The Central government’s big push to improve the power situation in the country has started showing results, with major thermal power plants recording an average coal stock for 24 days this week. The situation is considered “critical” when a power station has less than five days’ stock. According to Central Electricity Authority (CEA) data, as on 12 January, 101 major thermal power plants, with a total capacity of 120,143 MW, have 32,248,000 (32.24 million) tonne of coal stock. This is a major improvement in the fuel supply position. Only one power plant reported a “critical stock” (of less than five days), while no plant reported a “super critical stock” of less than three days. Experts say that if this trend remains consistent, the summer months will be relatively comfortable for the people. This situation is in sharp contrast to the coal supply position last year. On 12 January 2015, the thermal power plants reported an average coal stock of only 10 days. As per CEA data, as many as 32 power plants had critical coal stock, while 17 had a super critical stock.
This week, the only plant with a critical stock was Vallur thermal power plant in Tamil Nadu. In Delhi, while the Rajghat power plant has a stock of 12 days, the Badarpur plant has 46 days’ stock. The situation is better in the northern region, with power plants in states such as Delhi, Uttar Pradesh, Rajasthan, Haryana and Punjab having an average stock of 30 days, followed by the southern region with 25 days, western region with 22 days and the eastern region with 17 days.

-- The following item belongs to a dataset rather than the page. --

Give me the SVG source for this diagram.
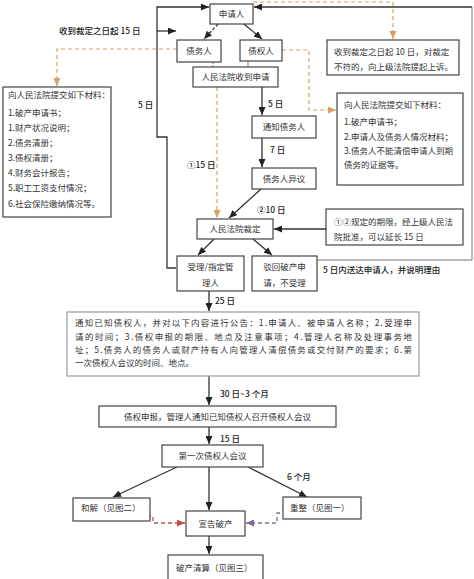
<svg xmlns="http://www.w3.org/2000/svg" width="474" height="579" viewBox="0 0 474 579">
<style>
.b{fill:#fff;stroke:#444;stroke-width:1.2}
.bg{fill:#fff;stroke:#999;stroke-width:1.2}
.t{font-family:"Noto Sans CJK SC","Noto Sans",sans-serif;font-size:8.5px;fill:#333}
.c{text-anchor:middle}
.n{font-weight:500;fill:#222}
.l{fill:none;stroke:#333;stroke-width:1.3}
.lg{fill:none;stroke:#777;stroke-width:1}
.d{fill:none;stroke:#333;stroke-width:1.3;stroke-dasharray:3 2}
.o{fill:none;stroke:#d9a066;stroke-width:1.2;stroke-dasharray:4 3}
.r{fill:none;stroke:#c0504d;stroke-width:1.3;stroke-dasharray:4 3}
.p{fill:none;stroke:#7f6a9c;stroke-width:1.3;stroke-dasharray:4 3}
</style>
<defs>
<marker id="ak" markerUnits="userSpaceOnUse" markerWidth="8" markerHeight="7" refX="8" refY="3.5" orient="auto"><path d="M0,0 L8,3.5 L0,7 z" fill="#222"/></marker>
<marker id="ao" markerUnits="userSpaceOnUse" markerWidth="8" markerHeight="7" refX="8" refY="3.5" orient="auto"><path d="M0,0 L8,3.5 L0,7 z" fill="#d9a066"/></marker>
<marker id="ar" markerUnits="userSpaceOnUse" markerWidth="8" markerHeight="7" refX="8" refY="3.5" orient="auto"><path d="M0,0 L8,3.5 L0,7 z" fill="#c0504d"/></marker>
<marker id="ap" markerUnits="userSpaceOnUse" markerWidth="8" markerHeight="7" refX="8" refY="3.5" orient="auto"><path d="M0,0 L8,3.5 L0,7 z" fill="#7f6a9c"/></marker>
</defs>
<rect width="474" height="579" fill="#fff"/>

<g id="connectors">
<polyline class="l" points="176,268 167,268 167,137 157,137 157,7 209,7" marker-end="url(#ak)"/>
<line class="l" x1="157" y1="31" x2="176" y2="31" marker-end="url(#ak)"/>
<polyline class="lg" points="317,260 472,260 472,7"/>
<line class="l" x1="472" y1="7" x2="254" y2="7" marker-end="url(#ak)"/>
<polyline class="o" points="253,2 393,2 393,39" marker-end="url(#ao)"/>
<line class="d" x1="218" y1="24" x2="204" y2="39" marker-end="url(#ak)"/>
<line class="l" x1="244" y1="24" x2="262" y2="39" marker-end="url(#ak)"/>
<line class="lg" x1="213" y1="62" x2="213" y2="67" stroke-dasharray="2 1"/>
<line class="lg" x1="248" y1="61" x2="248" y2="67"/>
<polyline class="o" points="177,49 57,49 57,86" marker-end="url(#ao)"/>
<polyline class="o" points="282,50 309,50 309,110 336,110" marker-end="url(#ao)"/>
<line class="o" x1="217" y1="87" x2="217" y2="218" marker-end="url(#ao)"/>
<line class="l" x1="262" y1="87" x2="262" y2="115" marker-end="url(#ak)"/>
<line class="l" x1="262" y1="138" x2="262" y2="167" marker-end="url(#ak)"/>
<line class="l" x1="261" y1="189" x2="229" y2="218" marker-end="url(#ak)"/>
<line class="l" x1="326" y1="229" x2="274" y2="229" marker-end="url(#ak)"/>
<line class="l" x1="214" y1="239" x2="198" y2="255" marker-end="url(#ak)"/>
<line class="l" x1="253" y1="239" x2="272" y2="255" marker-end="url(#ak)"/>
<line class="l" x1="209" y1="291" x2="209" y2="311" marker-end="url(#ak)"/>
<line class="l" x1="209" y1="376" x2="209" y2="405" marker-end="url(#ak)"/>
<line class="l" x1="209" y1="427" x2="209" y2="444" marker-end="url(#ak)"/>
<line class="l" x1="177" y1="467" x2="113" y2="497" marker-end="url(#ak)"/>
<line class="l" x1="209" y1="467" x2="209" y2="510" marker-end="url(#ak)"/>
<line class="l" x1="248" y1="467" x2="307" y2="497" marker-end="url(#ak)"/>
<polyline class="r" points="119,516 153,516 153,523 185,523" marker-end="url(#ar)"/>
<polyline class="p" points="308,513 277,513 277,523 246,523" marker-end="url(#ap)"/>
<line class="l" x1="209" y1="536" x2="209" y2="554" marker-end="url(#ak)"/>
<text class="t n" x="59" y="34">收到裁定之日起 15 日</text>
<text class="t n" x="138" y="108">5 日</text>
<text class="t n" x="268" y="107">5 日</text>
<text class="t n" x="270" y="153">7 日</text>
<text class="t n" x="187" y="168">①15 日</text>
<text class="t n" x="257" y="213">②10 日</text>
<text class="t n" x="323" y="273">5 日内送达申请人，并说明理由</text>
<text class="t n" x="215" y="304">25 日</text>
<text class="t n" x="220" y="397">30 日~3 个月</text>
<text class="t n" x="220" y="442">15 日</text>
<text class="t n" x="287" y="480">6 个月</text>
</g>

<g id="n1"><rect class="b" x="210" y="4" width="43" height="20"/><text class="t c" x="231.5" y="17">申请人</text></g>
<g id="n2"><rect class="b" x="177" y="40" width="44" height="22"/><text class="t c" x="199" y="54">债务人</text></g>
<g id="n3"><rect class="b" x="240" y="40" width="42" height="21"/><text class="t c" x="261" y="54">债权人</text></g>
<g id="n4"><rect class="b" x="193" y="67" width="85" height="20"/><text class="t c" x="235.5" y="80">人民法院收到申请</text></g>
<g id="n5"><rect class="b" x="3" y="87" width="108" height="130"/>
<text class="t" x="8" y="98">向人民法院提交如下材料：</text>
<text class="t" x="8" y="116">1.破产申请书；</text>
<text class="t" x="8" y="131">1.财产状况说明；</text>
<text class="t" x="8" y="146">2.债务清册；</text>
<text class="t" x="8" y="161">3.债权清册；</text>
<text class="t" x="8" y="176">4.财务会计报告；</text>
<text class="t" x="8" y="191">5.职工工资支付情况；</text>
<text class="t" x="8" y="207">6.社会保险缴纳情况等。</text></g>
<g id="n6"><rect class="b" x="327" y="40" width="132" height="35"/>
<text class="t" x="334" y="55">收到裁定之日起 10 日，对裁定</text>
<text class="t" x="334" y="70">不符的，向上级法院提起上诉。</text></g>
<g id="n7"><rect class="b" x="337" y="93" width="126" height="92"/>
<text class="t" x="344" y="108">向人民法院提交如下材料：</text>
<text class="t" x="344" y="125">1.破产申请书；</text>
<text class="t" x="344" y="140">2.申请人及债务人情况材料；</text>
<text class="t" x="344" y="154">3.债务人不能清偿申请人到期</text>
<text class="t" x="344" y="168">债务的证据等。</text></g>
<g id="n8"><rect class="b" x="252" y="116" width="64" height="22"/><text class="t c" x="284" y="130">通知债务人</text></g>
<g id="n9"><rect class="b" x="252" y="168" width="64" height="21"/><text class="t c" x="284" y="181.5">债务人异议</text></g>
<g id="n10"><rect class="b" x="197" y="219" width="76" height="20"/><text class="t c" x="235" y="232">人民法院裁定</text></g>
<g id="n11"><rect class="b" x="326" y="209" width="137" height="36"/>
<text class="t" x="334" y="225">①②规定的期限，经上级人民法</text>
<text class="t" x="334" y="240">院批准，可以延长 15 日</text></g>
<g id="n12"><rect class="b" x="177" y="256" width="67" height="35"/>
<text class="t c" x="210.5" y="270">受理/指定管</text>
<text class="t c" x="210.5" y="286">理人</text></g>
<g id="n13"><rect class="b" x="252" y="256" width="65" height="35"/>
<text class="t c" x="284.5" y="270">驳回破产申</text>
<text class="t c" x="284.5" y="286">请，不受理</text></g>
<g id="n14"><rect class="bg" x="67" y="312" width="352" height="64"/>
<text class="t" x="75" y="326" textLength="337" lengthAdjust="spacing">通知已知债权人，并对以下内容进行公告：1.申请人、被申请人名称；2.受理申</text>
<text class="t" x="75" y="340" textLength="337" lengthAdjust="spacing">请的时间；3.债权申报的期限、地点及注意事项；4.管理人名称及处理事务地</text>
<text class="t" x="75" y="353" textLength="337" lengthAdjust="spacing">址；5.债务人的债务人或财产持有人向管理人清偿债务或交付财产的要求；6.第</text>
<text class="t" x="75" y="366">一次债权人会议的时间、地点。</text></g>
<g id="n15"><rect class="b" x="99" y="406" width="237" height="21"/><text class="t c" x="217.5" y="419.5">债权申报，管理人通知已知债权人召开债权人会议</text></g>
<g id="n16"><rect class="b" x="162" y="445" width="101" height="22"/><text class="t c" x="212.5" y="459">第一次债权人会议</text></g>
<g id="n17"><rect class="b" x="73" y="498" width="77" height="23"/><text class="t" x="81" y="511">和解（见图二）</text></g>
<g id="n18"><rect class="b" x="186" y="511" width="59" height="25"/><text class="t c" x="215.5" y="526.5">宣告破产</text></g>
<g id="n19"><rect class="b" x="283" y="497" width="78" height="22"/><text class="t" x="290" y="511">重整（见图一）</text></g>
<g id="n20"><rect class="b" x="168" y="555" width="95" height="30"/><text class="t" x="176" y="571">破产清算（见图三）</text></g>
</svg>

Push from the Ministry of Coal has made state-run Coal India Limited (CIL) increase production by 8.8%, to 321.38 MT, in the period of April-November 2015, compared to the same period in 2014. CIL has set an ambitious production target of 1 billion tonne by 2020.
According to a coal company official, the improvement in the coal sector is because of the opening of mines, whose allocations were cancelled by the Supreme Court. He said now coal auctions are being conducted in an efficient and transparent manner. However, a former CMD of a CIL subsidiary said on the condition of anonymity: “Although the power plants are reporting a sufficient coal stock, domestic production is still a big challenge. A bulk of coal is being imported. So we have to be cautious. In order to make the positive trend consistent, the government will have to increase domestic production much more.” The ex-CMD said that the country could not depend wholly on imported coal. “Though the prices of imported coal have come down, its landed price has increased in many places like Tamil Nadu and Punjab. This may have an adverse impact in the long run. Coal production needs to start at the earliest at mines that were de-allocated following the Supreme Court order.”